Disponible, mais exigeant : tel était André Malraux, à qui je suis heureux de rendre hommage ce soir à l'occasion des trente ans de sa disparition.

L'Assemblée nationale se devait d'être la première à célébrer sa mémoire, car c'est dans l'hémicycle du Palais Bourbon qu'André Malraux a su le mieux définir ses conceptions.

Au Sénat, il allait à reculons, puis il cessa d'y mettre les pieds après la crise de 1962. Pour punir Gaston Monnerville d'avoir insulté le Général, Malraux priva de sa présence le palais du Luxembourg. Il aimait, en revanche, le Palais Bourbon, qu'il avait découvert comme journaliste dans la fièvre du Front populaire, qu'il retrouva à la fin de l'année 1945 comme éphémère ministre de l'Information et qu'il sut captiver pendant les dix années consécutives de son « apostolat » culturel.
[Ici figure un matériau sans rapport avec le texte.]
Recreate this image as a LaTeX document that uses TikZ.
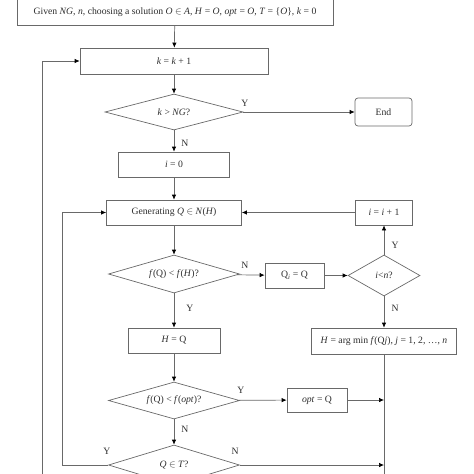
\documentclass[tikz,border=0pt]{standalone}
\usepackage{fontspec}
\setmainfont{Liberation Serif}
\usetikzlibrary{shapes.geometric,arrows.meta}
\definecolor{linegray}{RGB}{105,105,105}
\definecolor{textgray}{RGB}{45,45,45}
\tikzset{
  box/.style={draw=linegray, line width=0.7pt, inner sep=1pt, text=textgray,
    font=\fontsize{9.7}{11}\selectfont},
  decision/.style={box, diamond, aspect=#1},
  decision/.default=3.4,
  arr/.style={draw=linegray, line width=0.7pt, -{Latex[length=5pt,width=4.5pt,color=black]}},
  ln/.style={draw=linegray, line width=0.7pt},
  lbl/.style={text=textgray, inner sep=0pt, font=\fontsize{9.7}{11}\selectfont}
}
\begin{document}
\begin{tikzpicture}[x=1pt,y=-1pt]
            \useasboundingbox (0,0) rectangle (474,474);
            \clip (0,0) rectangle (474,474);
            % main column
            \node[box, minimum width=316pt, minimum height=26pt] (init) at (175,12)
              {Given \textit{NG}, \textit{n}, choosing a solution \textit{O} $\in$ \textit{A}, \textit{H} = \textit{O}, \textit{opt} = \textit{O}, \textit{T} = \{\textit{O}\}, \textit{k} = 0};
            \node[box, minimum width=188pt, minimum height=26pt] (inc) at (174,61) {\textit{k} = \textit{k} + 1};
            \node[decision=3.8, minimum width=138pt, minimum height=36pt] (stop) at (174,112) {\textit{k} > \textit{NG}?};
            \node[box, rounded corners=3pt, minimum width=57pt, minimum height=28pt] (end) at (383.5,112) {End};
            \node[box, minimum width=111pt, minimum height=25pt] (izero) at (174,164.5) {\textit{i} = 0};
            \node[box, minimum width=135pt, minimum height=25pt] (gen) at (174,212.5) {Generating \textit{Q} $\in$ \textit{N}(\textit{H})};
            \node[box, minimum width=57pt, minimum height=25pt] (iinc) at (384,212.5) {\textit{i} = \textit{i} + 1};
            \node[decision, minimum width=131pt, minimum height=38pt] (better) at (174,274) {\textit{f}(Q) < \textit{f}(\textit{H})?};
            \node[box, minimum width=59pt, minimum height=25pt] (qi) at (294.5,275.5) {Q\textsubscript{\textit{i}} = Q};
            \node[decision=1.75, minimum width=72pt, minimum height=41pt] (more) at (384,275.5) {\textit{i}<\textit{n}?};
            \node[box, minimum width=145pt, minimum height=26pt] (argmin) at (384,341)
              {\textit{H} = arg min \textit{f}(Q\textit{j}), \textit{j} = 1, 2, \dots, \textit{n}};
            \node[box, minimum width=92pt, minimum height=25pt] (hq) at (174,340.5) {\textit{H} = Q};
            \node[decision, minimum width=131pt, minimum height=37pt] (best) at (174,400.5) {\textit{f}(Q) < \textit{f}(\textit{opt})?};
            \node[box, minimum width=60pt, minimum height=24pt] (opt) at (317,400) {\textit{opt} = Q};
            \node[decision=3.3, minimum width=131pt, minimum height=40pt] (tabu) at (174,465) {\textit{Q} $\in$ \textit{T}?};
            % free ends
            \coordinate (loop) at (62,465);
            \coordinate (outer) at (42,490);
            \coordinate (right) at (384,490);

            % connectors
            \draw[arr] (init) -- (inc);
            \draw[arr] (inc) -- (stop);
            \draw[arr] (stop) -- (end);
            \draw[arr] (stop) -- (izero);
            \draw[arr] (izero) -- (gen);
            \draw[arr] (gen) -- (better);
            \draw[arr] (better) -- (qi);
            \draw[arr] (qi) -- (more);
            \draw[arr] (more) -- (iinc);
            \draw[arr] (iinc) -- (gen);
            \draw[arr] (more) -- (argmin);
            \draw[arr] (better) -- (hq);
            \draw[arr] (hq) -- (best);
            \draw[arr] (best) -- (opt);
            \draw[arr] (best) -- (tabu);
            \draw[ln] (argmin) -- (right);
            \draw[arr] (opt) -- (opt -| right);
            \draw[arr] (tabu) -- (tabu -| right);
            \draw[arr] (tabu.west) -- (loop) |- (gen.west);
            \draw[arr] (outer) |- (inc.west);

            % Y/N labels
            \node[lbl] (y1) at (245,103) {Y};
            \node[lbl] (n1) at (185,143) {N};
            \node[lbl] (n2) at (245,265) {N};
            \node[lbl] (y2) at (395,245) {Y};
            \node[lbl] (n3) at (395,308) {N};
            \node[lbl] (y3) at (190,308) {Y};
            \node[lbl] (y4) at (241,390) {Y};
            \node[lbl] (n4) at (185,429) {N};
            \node[lbl] (y5) at (107,451) {Y};
            \node[lbl] (n5) at (235,451) {N};
        \end{tikzpicture}
\end{document}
Nous allons entendre Michel Favory, sociétaire de la Comédie-Française, qui a déjà interprété Malraux dans L'Alerte, la pièce de Bertrand Poirot-Delpech. Il s'agissait alors du jeune Malraux, confronté à Drieu La Rochelle. Ce soir, c'est le Malraux législateur et ministre, c'est le Malraux qui sauve notre patrimoine historique tout en militant pour l'art contemporain que nous allons redécouvrir.

Puis, pour prolonger cet hommage, je vous ai réservé la primeur d'une trouvaille extraordinaire : un enregistrement inédit d'André Malraux, retrouvé à l'Assemblée nationale et réédité à mon initiative. Six mois avant sa mort, André Malraux avait été auditionné par les députés membres de la « commission des libertés », une commission spéciale chargée d'élaborer une charte moderne des droits et libertés. Dans les archives de cette maison, il y avait une grosse bobine de bande magnétique qui conservait l'enregistrement de cette audition. J'ai voulu être fidèle à l'enseignement d'André Malraux : j'ai souhaité que ce document exceptionnel soit accessible à tous, car il constitue, en quelque sorte, le testament politique et moral de l'écrivain et du ministre. Vous trouverez, en sortant, les premiers exemplaires du CD qui arrivera en librairie dès la fin du mois.

Victor Hugo, qui rêvait de devenir ministre de l'Instruction publique, n'entra jamais au gouvernement. André Malraux eut, quant à lui, la possibilité de donner toute la mesure de son talent. On a souvent dit qu'il aurait aimé obtenir le ministère de l'Intérieur... Il avait mieux à faire. Pour Malraux, il fallait une administration sur mesure.

Nous avons, à l'Assemblée nationale, le devoir de contrôler l'action du Gouvernement. Cela signifie, généralement, l'obligation d'être critique. Dans le cas d'André Malraux, n'ayons pas peur de montrer une certaine admiration envers ce ministre qui fut beaucoup plus qu'un ministre.